For weeks, he has been criticised for his handling of the appointment of former government minister Katherine Zappone as a UN special envoy.
He denied he was lobbied to appoint her but apologised for not informing members of the cabinet.
He won a confidence motion by 92 votes to 59.
Ahead of the vote, Mr Coveney said he regretted the "preventable controversy" over Ms Zappone's appointment, admitting he should have taken the issue more seriously when he was first questioned about it in the summer.
However, he insisted the appointment was "in no way corrupt or dishonest".
Ms Zappone later turned down the job, saying the controversy had undermined the legitimacy of the envoy role.
Mr Coveney's party, Fine Gael, is in a coalition government with both Fianna Fáil and the Green Party.
On 27 July 2021 he informed cabinet ministers that Ms Zappone would become the new "Special Envoy to the UN for Freedom of Opinion and Expression".
However, the job had not been advertised and it later emerged that neither Fianna Fáil nor Green Party ministers knew about her appointment, including the Taoiseach (Irish Prime Minister) Micheál Martin.
The Republic's biggest opposition party, Sinn Féin, tabled a motion of no confidence in Mr Coveney on Wednesday - the first day the Dáil (Irish parliament) returned from its summer recess.
But the government put down a counter confidence motion to be voted on by TDs (members of parliament).

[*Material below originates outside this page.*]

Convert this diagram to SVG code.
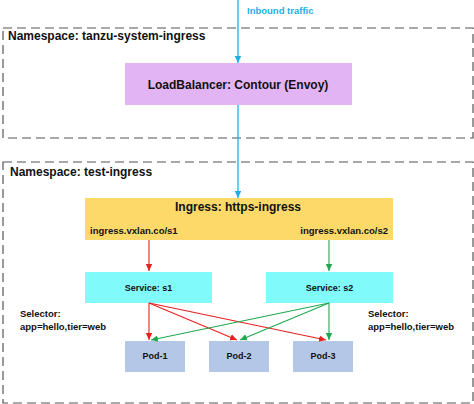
<svg xmlns="http://www.w3.org/2000/svg" width="474" height="404" viewBox="0 0 474 404">
<style>
text{font-family:"Liberation Sans",Arial,sans-serif;font-weight:bold;fill:#111}
.ns{fill:none;stroke:#555;stroke-width:1.2;stroke-dasharray:9 5}
.nst{font-size:12px}
.t12{font-size:12px;text-anchor:middle}
.t9{font-size:9px;text-anchor:middle}
.lbl{font-size:9.5px}
.blue{stroke:#1ab0e6;stroke-width:1.3;fill:none}
.red{stroke:#e82020;stroke-width:1.1;fill:none}
.green{stroke:#20a850;stroke-width:1.1;fill:none}
</style>
<defs>
<marker id="ab" markerUnits="userSpaceOnUse" markerWidth="8" markerHeight="8" refX="7" refY="4" orient="auto"><path d="M0,0.8 L7,4 L0,7.2 z" fill="#1ab0e6"/></marker>
<marker id="ar" markerUnits="userSpaceOnUse" markerWidth="8" markerHeight="8" refX="7" refY="4" orient="auto"><path d="M0,0.8 L7,4 L0,7.2 z" fill="#e82020"/></marker>
<marker id="ag" markerUnits="userSpaceOnUse" markerWidth="8" markerHeight="8" refX="7" refY="4" orient="auto"><path d="M0,0.8 L7,4 L0,7.2 z" fill="#20a850"/></marker>
</defs>
<g id="ns-tanzu">
<rect class="ns" x="3" y="28" width="470" height="110"/>
<text class="nst" x="8" y="40">Namespace: tanzu-system-ingress</text>
</g>
<g id="ns-test">
<rect class="ns" x="3" y="162" width="470" height="241"/>
<text class="nst" x="10" y="176">Namespace: test-ingress</text>
</g>
<g id="inbound">
<text class="lbl" x="247" y="14" style="fill:#1ab0e6">Inbound traffic</text>
</g>
<g id="lb">
<rect x="125" y="63" width="227" height="42" fill="#e2b4f4"/>
<text class="t12" x="238" y="89">LoadBalancer: Contour (Envoy)</text>
</g>
<g id="ingress">
<rect x="85" y="198" width="308" height="42" fill="#fdd96a"/>
<text class="t12" x="238" y="211">Ingress: https-ingress</text>
<text class="lbl" x="90" y="234">ingress.vxlan.co/s1</text>
<text class="lbl" x="388" y="234" text-anchor="end">ingress.vxlan.co/s2</text>
</g>
<g id="svc-s1">
<rect x="85" y="272" width="127" height="31" fill="#80fafa"/>
<text class="t9" x="148.5" y="291">Service: s1</text>
</g>
<g id="svc-s2">
<rect x="266" y="272" width="127" height="31" fill="#80fafa"/>
<text class="t9" x="329.5" y="291">Service: s2</text>
</g>
<g id="sel-left">
<text class="lbl" x="20" y="317">Selector:</text>
<text class="lbl" x="20" y="330">app=hello,tier=web</text>
</g>
<g id="sel-right">
<text class="lbl" x="368" y="317">Selector:</text>
<text class="lbl" x="368" y="330">app=hello,tier=web</text>
</g>
<g id="pod-1">
<rect x="125" y="341" width="60" height="31" fill="#b4c7e7"/>
<text class="t9" x="155" y="359">Pod-1</text>
</g>
<g id="pod-2">
<rect x="209" y="341" width="60" height="31" fill="#b4c7e7"/>
<text class="t9" x="239" y="359">Pod-2</text>
</g>
<g id="pod-3">
<rect x="293" y="341" width="60" height="31" fill="#b4c7e7"/>
<text class="t9" x="323" y="359">Pod-3</text>
</g>
<g id="connectors">
<line class="blue" x1="238" y1="0" x2="238" y2="63" marker-end="url(#ab)"/>
<line class="blue" x1="238" y1="105" x2="238" y2="198" marker-end="url(#ab)"/>
<line class="red" x1="149" y1="240" x2="149" y2="271" marker-end="url(#ar)"/>
<line class="green" x1="329" y1="240" x2="329" y2="271" marker-end="url(#ag)"/>
<line class="red" x1="149" y1="303" x2="149" y2="340" marker-end="url(#ar)"/>
<line class="red" x1="149" y1="303" x2="237" y2="340" marker-end="url(#ar)"/>
<line class="red" x1="149" y1="303" x2="326" y2="340" marker-end="url(#ar)"/>
<line class="green" x1="329" y1="303" x2="329" y2="340" marker-end="url(#ag)"/>
<line class="green" x1="329" y1="303" x2="240" y2="340" marker-end="url(#ag)"/>
<line class="green" x1="329" y1="303" x2="151" y2="340" marker-end="url(#ag)"/>
</g>
</svg>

The taoiseach has described Mr Coveney's failure to inform his government colleagues before the appointment as an "oversight".
Mr Martin warned Fianna Fáil TDs that they faced a six-month suspension from the parliamentary party if they did not support Mr Coveney in Wednesday's vote.
The taoiseach's response caused internal divisions within his own party.
Before the vote on Wednesday evening, Fianna Fáil TD Marc MacSharry resigned from the parliamentary party and insisted he would be voting no confidence in Mr Coveney.
Mr MacSharry, who is a long-time critic of Mr Martin, claimed Fianna Fáil policy was currently being "determined in a fashion consistent with an undemocratic totalitarian regime".
Earlier in the controversy, it emerged Mr Coveney's party leader Leo Varadkar had not been aware of the special envoy appointment until a week before cabinet, when Ms Zappone texted him about it.
In messages released by Mr Varadkar in September, he showed that he subsequently asked Mr Coveney about the role before the cabinet meeting in July.
Ms Zappone replied her contract was soon to be finalised.
On 4 August, Ms Zappone announced she would not take on the special envoy position as she believed "it is clear that criticism of the appointment process has impacted the legitimacy of the role itself".
Sinn Féin President Mary Lou McDonald has called for Mr Coveney to be sacked, branding his actions as not being "of the standard expected of a minister".
The Labour Party indicated it did not have confidence in the government but leader Alan Kelly said there were "bigger issues" than the row.
On Tuesday, Mr Coveney told a party conference he was "embarrassed" the appointment had led to a "fiasco".
"It's not been my finest month in politics," he said.